I think prices need to be high enough to cover a drivers costs and provide a living wage. I don't care how we get there.

Maybe government subsidies


----------



## ftupelo (Mar 18, 2018)

Merc7186 said:


> I cant believe that the OP went out of his way to create this thread....bored much?


I'm here to advance the discussion on the most pressing issues affecting the ant community. One does not simply become a thought leader in this industry without subjecting their ideas to the scrutiny of the masses. I may not always be right, but even if I am wrong, I hope to have stimulated discussion and catalyzed alternative ideas. We cannot solve these crucial, and potentially cataclysmic, issues without progressive ideation and relentless sifting and winnowing through the best concepts from the best minds this profession has to offer.


----------



## DrSavelli (Aug 24, 2016)

UberKiddiePool - a new service, similar to Pooled rides, but exclusively for clients under the age of 2. A new solution for all those who cant afford childcare!

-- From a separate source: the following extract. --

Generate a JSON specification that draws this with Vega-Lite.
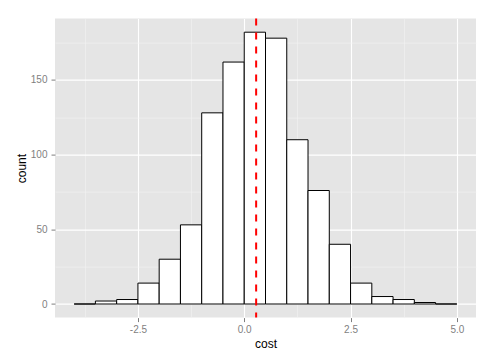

UberHighestBidder - when you are the only driver online in a certain area, riders are required to bid for your services. Ride goes to the highest bidder or most profitable ride (request shows final destination of course)!

UberHotel - A shared hotel situation in the driver's vehicle (home) after his shift ends. At prices this low, the hotel industry is clearly screwed!


----------



## Fuzzyelvis (Dec 7, 2014)

Taksomotor said:


> Uber would still charge you baby, regardless of your state of undress.


Why would I bother with uber? Just walk in the street and stick out my thumb...


----------



## Taksomotor (Mar 19, 2019)

Fuzzyelvis said:


> Why would I bother with uber? Just walk in the street and stick out my thumb...


That would be safety concern right there...


----------



## dryverjohn (Jun 3, 2018)

ftupelo said:


> And would the drivers be liable for funding losses just as I would assume they participate in profits. Ie. would the Ants split the $1B in annual losses that Lyft is generating?


Uber lost 1.1B last quarter, annually they lose over $4B, tv commercials, self driving cars, high salaries and new driver promotions don't come cheap.


----------



## ftupelo (Mar 18, 2018)

dryverjohn said:


> Uber lost 1.1B last quarter, annually they lose over $4B, tv commercials, self driving cars, high salaries and new driver promotions don't come cheap.


Right, so for UBERco-op would the ants also be responsible for funding the losses?


----------



## dryverjohn (Jun 3, 2018)

ftupelo said:


> Right, so for UBERco-op would the ants also be responsible for funding the losses?


Or figure out a way to make a profit like the taxi companies did, pre Uber?


----------



## ftupelo (Mar 18, 2018)

dryverjohn said:


> Or figure out a way to make a profit like the taxi companies did, pre Uber?


Easier said than done. For one, substantial upfront capital will be needed to build out the platform. Once the platform is built out, how do you turn a profit? Charge cab rates while trying to compete with UBER and Lyft?


----------



## dryverjohn (Jun 3, 2018)

People are starting to get scared about getting killed in a rando Uber, especially since it just happened again, now in SC. Uber and Lyft were not at fault this time, but the spotlight is shining on them for picking the lowest priced Chekr option for background checks. A company can do ride share, charge a little more, surge a little less and have vetted, "professional drivers". I see a market for it, the software is not that hard.


----------



## ftupelo (Mar 18, 2018)

dryverjohn said:


> People are starting to get scared about getting killed in a rando Uber, especially since it just happened again, now in SC. Uber and Lyft were not at fault this time, but the spotlight is shining on them for picking the lowest priced Chekr option for background checks. A company can do ride share, charge a little more, surge a little less and have vetted, "professional drivers". I see a market for it, the software is not that hard.


I do think there could be room for a company to come in and compete on quality since the other two platforms are competing primarily on price. However, U/L already offer higher quality options and anecdotally, most ants see the ratio of UBERx to higher end options. Even the ratio to select is staggering despite slightly higher pricing.

The software may not necessarily be too hard, but hosting the platform, customer service, corporate overhead, etc. all gets pretty expensive. Look at Lyft, which is more of a pure-play rideshare provider than UBER. Lyft is not blowing a bunch of money on hair-brained side-projects, but they are still losing a lot of money just from running the platform.


----------